Recht auf kostenlose Kopie von personenbezogenen Daten auch für datenschutzfremde Zwecke?
Gegenwärtig ist ein Verfahren beim Europäischen Gerichtshof (EuGH) anhängig betreffend das Recht auf eine kostenlose Kopie personenbezogener Daten auch für datenschutzfremde Zwecke, in diesem Fall zur Geltendmachung von Schadenersatzansprüchen. Der Oberste Gerichtshof (OGH) unterbrach daraufhin ein anhängiges Verfahren, bei welchem eine kostenlose Kopie der Krankengeschichte über die Behandlung nach einem Arbeitsunfall verlangt wurde, und machte den Ausgang des Verfahrens von der Entscheidung des EuGH abhängig.
Der Kläger, der nach einem Arbeitsunfall stationär behandelt wurde, begehrte von der beklagten Krankenanstalt die kostenlose Übermittlung seiner gesamten Krankengeschichte via E-Mail und stütze dies auf die Datenschutzgrundverordnung (DSGVO). Die Krankenanstalt machte die Übermittlung von einem Kostenbeitrag abhängig, den der Kläger aber nicht übernehmen wollte. Der OGH vertrat bereits im ersten Rechtsgang die Auffassung, dass sich aus Art 15 Abs 3, Art 12 Abs 5 DSGVO grundsätzlich das Recht des Patienten auf Zurverfügungstellung einer Kopie seiner Krankengeschichte ergebe, wobei die erste Kopie kostenlos zur Verfügung zu stellen sei. Entscheidend sei allerdings, ob dieses Recht durch § 17a Abs 2 lit g Wiener Krankenanstaltengesetz (WrKAG), demzufolge eine Kopie gegen Kostenersatz erhältlich ist, auf eine mit der DSGVO zulässigen Weise eingeschränkt werde.
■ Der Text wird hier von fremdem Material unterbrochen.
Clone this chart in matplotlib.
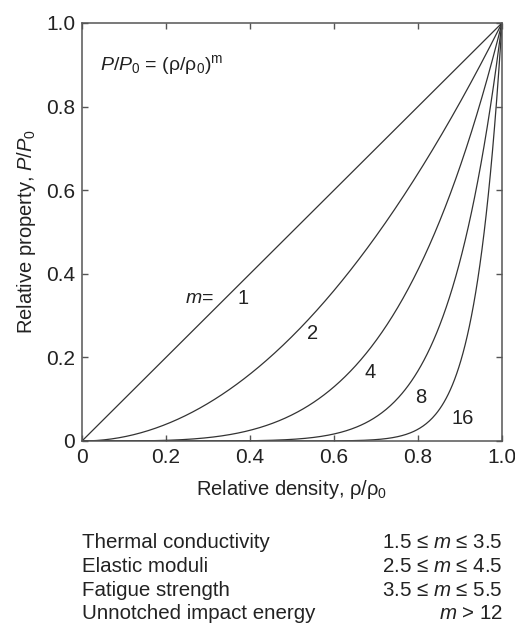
import numpy as np
import matplotlib
matplotlib.use("Agg")
import matplotlib.pyplot as plt

plt.rcParams['font.family'] = ['Liberation Sans', 'DejaVu Sans']
plt.rcParams['mathtext.fontset'] = 'custom'
plt.rcParams['mathtext.rm'] = 'Liberation Sans'
plt.rcParams['mathtext.it'] = 'Liberation Sans:italic'

# exponents m of P/P0 = (rho/rho0)^m
exponents = [1, 2, 4, 8, 16]
curve_labels = ['1', '2', '4', '8', '16']
ticks = [0, 0.2, 0.4, 0.6, 0.8, 1.0]
tick_labels = ['0', '0.2', '0.4', '0.6', '0.8', '1.0']

properties = ['Thermal conductivity', 'Elastic moduli', 'Fatigue strength',
              'Unnotched impact energy']
m_ranges = [r'1.5 ≤ $\it{m}$ ≤ 3.5', r'2.5 ≤ $\it{m}$ ≤ 4.5',
            r'3.5 ≤ $\it{m}$ ≤ 5.5', r'$\it{m}$ > 12']

ink = '#222222'
line_col = '#333333'

fig = plt.figure(figsize=(5.15, 6.3), dpi=100)
ax = fig.add_axes([0.1592, 0.3, 0.8155, 0.6635])

x = np.linspace(0, 1, 400)
for m in exponents:
    ax.plot(x, x ** m, color=line_col, lw=0.9)

# curve labels (placed by eye)
label_pos = [(0.383, 0.34), (0.548, 0.258), (0.686, 0.165), (0.807, 0.105), (0.907, 0.055)]
for (lx, ly), s in zip(label_pos, curve_labels):
    ax.text(lx, ly, s, fontsize=14.5, color=ink, ha='center', va='center')
ax.text(0.313, 0.34, r'$\it{m}$=', fontsize=14, color=ink, ha='right', va='center')

ax.text(0.043, 0.90, r'$\it{P}/\it{P}_{0}$ = (ρ/ρ$_{0}$)$^{\rm m}$', fontsize=14,
        color=ink, ha='left', va='center')

ax.set_xlim(0, 1)
ax.set_ylim(0, 1)
ax.set_xticks(ticks)
ax.set_xticklabels(tick_labels)
ax.set_yticks(ticks)
ax.set_yticklabels(tick_labels)
ax.tick_params(direction='in', length=4, width=1, colors='#555555', labelcolor=ink,
               labelsize=15, top=True, right=True, pad=5)
for sp in ax.spines.values():
    sp.set_color('#555555')
    sp.set_linewidth(1.1)

ax.set_xlabel('Relative density, ρ/ρ$_{0}$', fontsize=14.5, color=ink, labelpad=8)
ax.set_ylabel(r'Relative property, $\it{P}/\it{P}_{0}$', fontsize=14.5, color=ink, labelpad=6)

# table of exponents under the chart
row_y = [543, 566.5, 590, 613.5]
for yy, name, rng in zip(row_y, properties, m_ranges):
    fig.text(82 / 515, 1 - yy / 630, name, fontsize=14.8, color=ink, ha='left', va='center')
    fig.text(503 / 515, 1 - yy / 630, rng, fontsize=14.8, color=ink, ha='right', va='center')

fig.savefig('out.png', dpi=100)
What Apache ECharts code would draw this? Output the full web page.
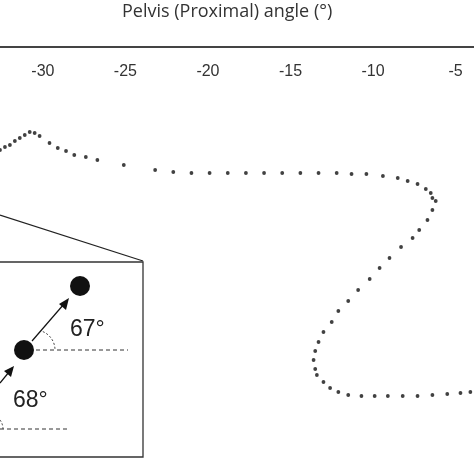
<!DOCTYPE html><html><head><meta charset="utf-8">
<script src="https://cdn.jsdelivr.net/npm/echarts@6/dist/echarts.min.js"></script>
<style>html,body{margin:0;background:#fff}#c{width:474px;height:474px}</style></head><body><div id="c"></div>
<script>
const pelvisAngle=[-32.6,-32.3,-32.0,-31.7,-31.4,-31.1,-30.8,-30.5,-30.2,-29.6,-29.1,-28.6,-28.1,-27.4,-26.7,-25.1,-23.2,-22.1,-21.0,-19.9,-18.8,-17.7,-16.6,-15.5,-14.4,-13.3,-12.2,-11.3,-10.4,-9.4,-8.5,-7.9,-7.3,-6.8,-6.5,-6.4,-6.2,-6.4,-6.7,-7.2,-7.6,-8.3,-9.0,-9.6,-10.2,-10.9,-11.5,-12.1,-12.5,-13.0,-13.3,-13.5,-13.6,-13.5,-13.4,-13.0,-12.6,-12.1,-11.5,-10.7,-9.9,-9.1,-8.2,-7.3,-6.4,-5.5,-4.7,-4.1];
const distalAngle=[10.3,10.0,9.8,9.4,9.1,8.8,8.5,8.6,8.9,9.6,10.1,10.4,10.8,11.0,11.3,11.8,12.3,12.5,12.6,12.6,12.6,12.6,12.6,12.6,12.6,12.6,12.6,12.7,12.7,12.9,13.1,13.4,13.7,14.2,14.6,15.1,15.4,16.3,17.3,18.3,19.1,20.0,21.1,22.1,23.2,24.3,25.4,26.4,27.5,28.5,29.5,30.4,31.3,32.2,32.8,33.5,34.1,34.5,34.8,34.9,34.9,34.9,34.9,34.9,34.8,34.7,34.6,34.5];
const xTicks=[-30,-25,-20,-15,-10,-5];
const data=pelvisAngle.map((v,i)=>[v,distalAngle[i]]);
const ch=echarts.init(document.getElementById('c'));
ch.setOption({animation:false,
grid:{left:0,right:0,top:47,bottom:0},
xAxis:{type:'value',position:'top',min:-32.6,max:-3.88,
 axisLine:{lineStyle:{color:'#444',width:2}},axisTick:{show:false},splitLine:{show:false},
 axisLabel:{customValues:xTicks,inside:true,margin:17,fontFamily:'Liberation Sans',fontSize:16,color:'#333'}},
yAxis:{type:'value',min:0,max:42.7,inverse:true,show:false},
series:[{type:'scatter',data:data,symbolSize:3.8,itemStyle:{color:'#111'},clip:false}],
graphic:[
 {type:'text',left:122,top:3,style:{text:'Pelvis (Proximal) angle (°)',font:'18px "Open Sans"',fill:'#333'}},
 {type:'polyline',shape:{points:[[0,215],[143,261]]},style:{stroke:'#222',lineWidth:1.3}},
 {type:'rect',shape:{x:-2,y:262,width:145,height:195},style:{fill:'none',stroke:'#333',lineWidth:1.3}},
 {type:'circle',shape:{cx:80,cy:286,r:10},style:{fill:'#111'}},
 {type:'circle',shape:{cx:24,cy:350,r:10},style:{fill:'#111'}},
 {type:'line',shape:{x1:32,y1:341,x2:64,y2:304},style:{stroke:'#111',lineWidth:1.2}},
 {type:'polygon',shape:{points:[[69,298],[59,304],[66,310]]},style:{fill:'#111'}},
 {type:'line',shape:{x1:0,y1:383,x2:9,y2:372},style:{stroke:'#111',lineWidth:1.2}},
 {type:'polygon',shape:{points:[[14,366],[4,371],[11,377]]},style:{fill:'#111'}},
 {type:'line',shape:{x1:36,y1:350,x2:128,y2:350},style:{stroke:'#333',lineWidth:1,lineDash:[4,3]}},
 {type:'line',shape:{x1:0,y1:429,x2:70,y2:429},style:{stroke:'#333',lineWidth:1,lineDash:[4,3]}},
 {type:'arc',shape:{cx:35,cy:350,r:20,startAngle:-67*Math.PI/180,endAngle:0},style:{stroke:'#333',fill:'none',lineWidth:1,lineDash:[2,2]}},
 {type:'arc',shape:{cx:-12,cy:429,r:15,startAngle:-68*Math.PI/180,endAngle:0},style:{stroke:'#333',fill:'none',lineWidth:1,lineDash:[2,2]}},
 {type:'text',left:70,top:318,style:{text:'67°',font:'23px "Liberation Sans"',fill:'#222'}},
 {type:'text',left:13,top:389,style:{text:'68°',font:'23px "Liberation Sans"',fill:'#222'}}
]});
</script></body></html>
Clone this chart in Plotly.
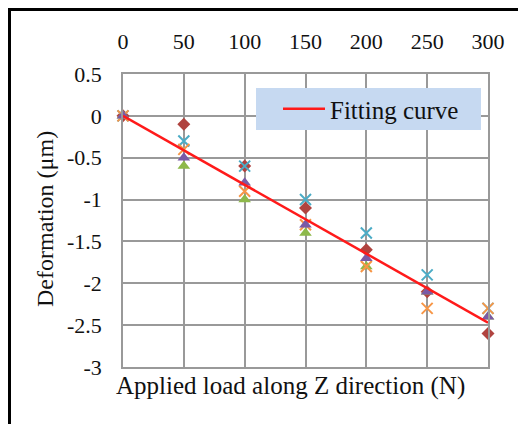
import plotly.graph_objects as go

loads = [0, 50, 100, 150, 200, 250, 300]
series_red_diamond = [0, -0.1, -0.6, -1.1, -1.6, -2.1, -2.6]
series_green_triangle = [0, -0.6, -1.0, -1.4, -1.8, -2.1, -2.4]
series_cyan_x = [0, -0.3, -0.6, -1.0, -1.4, -1.9, -2.3]
series_orange_x = [0, -0.4, -0.9, -1.3, -1.8, -2.3, -2.3]
series_purple_triangle = [0, -0.5, -0.8, -1.3, -1.7, -2.1, -2.4]
fit_x = [0, 300]
fit_y = [0, -2.47]

x_ticks = [0, 50, 100, 150, 200, 250, 300]
y_ticks = [0.5, 0, -0.5, -1, -1.5, -2, -2.5, -3]
y_tick_labels = ["0.5", "0", "-0.5", "-1", "-1.5", "-2", "-2.5", "-3"]

FONT = "Liberation Serif"
W, H = 526, 424
OFF = 8  # page body margin
# plot area in page pixels: x 123..488, y 74..367
L = 123 - OFF
T = 74 - OFF
R = W - (488 - OFF)
B = H - (367 - OFF)
pw, ph = W - L - R, H - T - B

def px_to_paper_x(px):
    return (px - OFF - L) / pw

def px_to_paper_y(py):
    return (H - B - (py - OFF)) / ph

fig = go.Figure()

marker_series = [
    (series_red_diamond, "diamond", "#B0433F", 10),
    (series_green_triangle, "triangle-up", "#8DB84A", 11),
    (series_cyan_x, "x-thin", "#4BACC6", 11),
    (series_orange_x, "x-thin", "#F79646", 11),
    (series_purple_triangle, "triangle-up", "#7A5AA6", 11),
]
for vals, sym, col, sz in marker_series:
    fig.add_trace(go.Scatter(
        x=loads, y=vals, mode="markers", showlegend=False, cliponaxis=False,
        marker=dict(symbol=sym, color=col, size=sz,
                    line=dict(color=col, width=2 if "x" in sym else 0)),
    ))

fig.add_trace(go.Scatter(
    x=fit_x, y=fit_y, mode="lines", name="Fitting curve",
    line=dict(color="#FF1A1A", width=2.5), cliponaxis=False,
))

shapes = [
    dict(type="rect", xref="paper", yref="paper",
         x0=px_to_paper_x(256), x1=px_to_paper_x(481),
         y0=px_to_paper_y(130), y1=px_to_paper_y(88),
         fillcolor="#C6D9F1", line=dict(width=0), layer="above"),
    dict(type="rect", xref="paper", yref="paper",
         x0=px_to_paper_x(9.5), x1=px_to_paper_x(600),
         y0=px_to_paper_y(500), y1=px_to_paper_y(9.5),
         line=dict(color="black", width=3), fillcolor="rgba(0,0,0,0)"),
]

annotations = [
    dict(text="Applied load along Z direction (N)", xref="paper", yref="paper",
         x=px_to_paper_x(290), y=px_to_paper_y(386), xanchor="center", yanchor="middle",
         showarrow=False, font=dict(family=FONT, size=25, color="#111111")),
    dict(text="Deformation (μm)", xref="paper", yref="paper",
         x=px_to_paper_x(45), y=px_to_paper_y(219), xanchor="center", yanchor="middle",
         textangle=-90, showarrow=False, font=dict(family=FONT, size=24, color="#111111")),
]

fig.update_layout(
    width=W, height=H,
    margin=dict(l=L, r=R, t=T, b=B),
    paper_bgcolor="white", plot_bgcolor="white",
    font=dict(family=FONT, size=22, color="#111111"),
    shapes=shapes, annotations=annotations,
    showlegend=True,
    legend=dict(x=px_to_paper_x(278), y=px_to_paper_y(109), xanchor="left", yanchor="middle",
                bgcolor="rgba(0,0,0,0)", borderwidth=0, itemwidth=42,
                font=dict(family=FONT, size=25, color="#111111")),
    xaxis=dict(side="top", range=[0, 300], tickvals=x_ticks, ticktext=[str(v) for v in x_ticks],
               showgrid=True, gridcolor="#999999", gridwidth=1.5,
               showline=True, linecolor="#999999", linewidth=1.5, mirror=True,
               ticks="outside", ticklen=14, tickcolor="rgba(0,0,0,0)", zeroline=False,
               tickfont=dict(family=FONT, size=22)),
    yaxis=dict(range=[-3, 0.5], tickvals=y_ticks, ticktext=y_tick_labels,
               showgrid=True, gridcolor="#999999", gridwidth=1.5,
               showline=True, linecolor="#999999", linewidth=1.5, mirror=True,
               ticks="outside", ticklen=15, tickcolor="rgba(0,0,0,0)", zeroline=False,
               tickfont=dict(family=FONT, size=22)),
)

fig.write_html("out.html")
Noch vor der Vorlage des Akts an den OGH im zweiten Rechtsgang rief der deutsche Bundesgerichtshof in einem Verfahren, in dem ein Patient von einer Zahnärztin die unentgeltliche Herausgabe einer Kopie sämtlicher bei ihr existierender, ihn betreffender Krankenunterlagen zum Zweck der Geltendmachung von Schadenersatzansprüchen (also einem datenschutzfremden Zweck) begehrte, den Gerichtshof der EuGH an, weil eine deutsche Norm (ebenfalls) eine Kostenersatzpflicht für elektronische Abschriften der Patientenakte vorsieht.
Der OGH unterbrach nun aufgrund des deutschen Vorabentscheidungsverfahrens das österreichische Verfahren und machte seine Entscheidung von dessen Ausgang abhängig. Die Vorlagefrage im Verfahren vor dem EuGH lautet im Wesentlichen, ob Art 15 Abs 3 Satz 1 iVm Art 12 Abs 5 DSGVO dahingehend auszulegen sei, dass der Verantwortliche (der behandelnde Arzt bzw. im österr. Fall die Krankenanstalt) dem Betroffenen (dem Patienten) eine erste Kopie der verarbeiteten personenbezogenen Daten auch dann unentgeltlich zur Verfügung stellen muss, wenn der Betroffene die Kopie zur Verfolgung datenschutzfremder, aber (anderer) legitimer Zwecke begehrt.